The National Transportation Safety Board determined that the probable cause of the accident was the aircraft's encounter with a microburst-induced wind shear during the liftoff, which imposed a downdraft and a decreasing headwind, the effects of which the pilot would have had difficulty recognizing and reacting to in time for the aircraft's descent to be stopped before its impact with trees.
Contributing to the accident was the limited capability of then-current wind shear detection technology; this, along with the similar crash of Delta Air Lines Flight 191 three years later led to the development of the airborne wind shear detection and alert system and the mandate by the U.S. Federal Aviation Administration have on-board windshear detection systems installed by 1993.
A memorial to the crash victims is located at Our Lady of Perpetual Help Catholic Church in Kenner, Louisiana.


Then a miracle was found, ..revealed, Yelled about..cheered.

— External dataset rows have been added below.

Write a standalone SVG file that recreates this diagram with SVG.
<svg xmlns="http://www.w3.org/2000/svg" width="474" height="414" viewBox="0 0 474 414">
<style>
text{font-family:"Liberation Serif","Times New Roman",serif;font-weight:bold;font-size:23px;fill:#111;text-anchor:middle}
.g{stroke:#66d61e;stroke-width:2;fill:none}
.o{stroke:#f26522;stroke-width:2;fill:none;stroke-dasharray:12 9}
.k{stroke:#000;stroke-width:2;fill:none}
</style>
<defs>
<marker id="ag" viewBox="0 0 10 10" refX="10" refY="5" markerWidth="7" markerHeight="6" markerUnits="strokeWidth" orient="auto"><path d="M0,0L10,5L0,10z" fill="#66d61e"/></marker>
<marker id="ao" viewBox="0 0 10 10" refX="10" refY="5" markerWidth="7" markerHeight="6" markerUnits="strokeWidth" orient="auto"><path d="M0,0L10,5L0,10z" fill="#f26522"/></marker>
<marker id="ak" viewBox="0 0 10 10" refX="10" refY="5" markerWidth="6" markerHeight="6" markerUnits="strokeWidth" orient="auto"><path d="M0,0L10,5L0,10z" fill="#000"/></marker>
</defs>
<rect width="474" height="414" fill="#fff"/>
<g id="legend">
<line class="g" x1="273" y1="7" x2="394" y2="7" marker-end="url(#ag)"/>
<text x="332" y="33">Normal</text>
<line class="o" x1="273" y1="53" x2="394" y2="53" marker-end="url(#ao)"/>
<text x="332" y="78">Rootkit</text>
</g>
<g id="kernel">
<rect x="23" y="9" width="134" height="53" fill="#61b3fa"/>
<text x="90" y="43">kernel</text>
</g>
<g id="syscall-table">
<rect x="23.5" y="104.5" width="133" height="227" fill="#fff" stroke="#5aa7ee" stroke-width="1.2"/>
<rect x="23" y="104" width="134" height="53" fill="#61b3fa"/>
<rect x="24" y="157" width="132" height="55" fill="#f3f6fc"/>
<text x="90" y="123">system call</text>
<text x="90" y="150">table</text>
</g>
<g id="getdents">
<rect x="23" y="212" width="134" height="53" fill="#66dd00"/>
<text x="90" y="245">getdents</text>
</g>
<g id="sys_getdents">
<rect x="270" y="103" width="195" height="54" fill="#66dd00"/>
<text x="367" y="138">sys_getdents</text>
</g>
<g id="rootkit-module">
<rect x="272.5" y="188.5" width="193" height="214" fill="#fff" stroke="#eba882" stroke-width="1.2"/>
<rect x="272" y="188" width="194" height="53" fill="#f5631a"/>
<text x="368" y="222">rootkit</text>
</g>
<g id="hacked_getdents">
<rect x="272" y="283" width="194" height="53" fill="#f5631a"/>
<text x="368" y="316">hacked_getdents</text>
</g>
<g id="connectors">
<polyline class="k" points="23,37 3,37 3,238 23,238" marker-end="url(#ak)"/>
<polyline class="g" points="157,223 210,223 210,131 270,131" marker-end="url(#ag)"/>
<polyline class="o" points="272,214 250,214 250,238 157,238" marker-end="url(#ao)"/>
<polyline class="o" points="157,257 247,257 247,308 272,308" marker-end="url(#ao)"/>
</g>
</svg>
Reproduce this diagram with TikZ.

The aircraft was destroyed during the impact, explosion, and subsequent ground fire. A total of 153 people were killed (145 passengers and crew on board and 8 on the ground). Another 4 people on the ground sustained injuries.
In one of the destroyed houses, a baby was discovered in a crib covered with debris that protected her from the flames.
Six houses were destroyed; five houses were damaged substantially.
Shes a Mother..30 years later.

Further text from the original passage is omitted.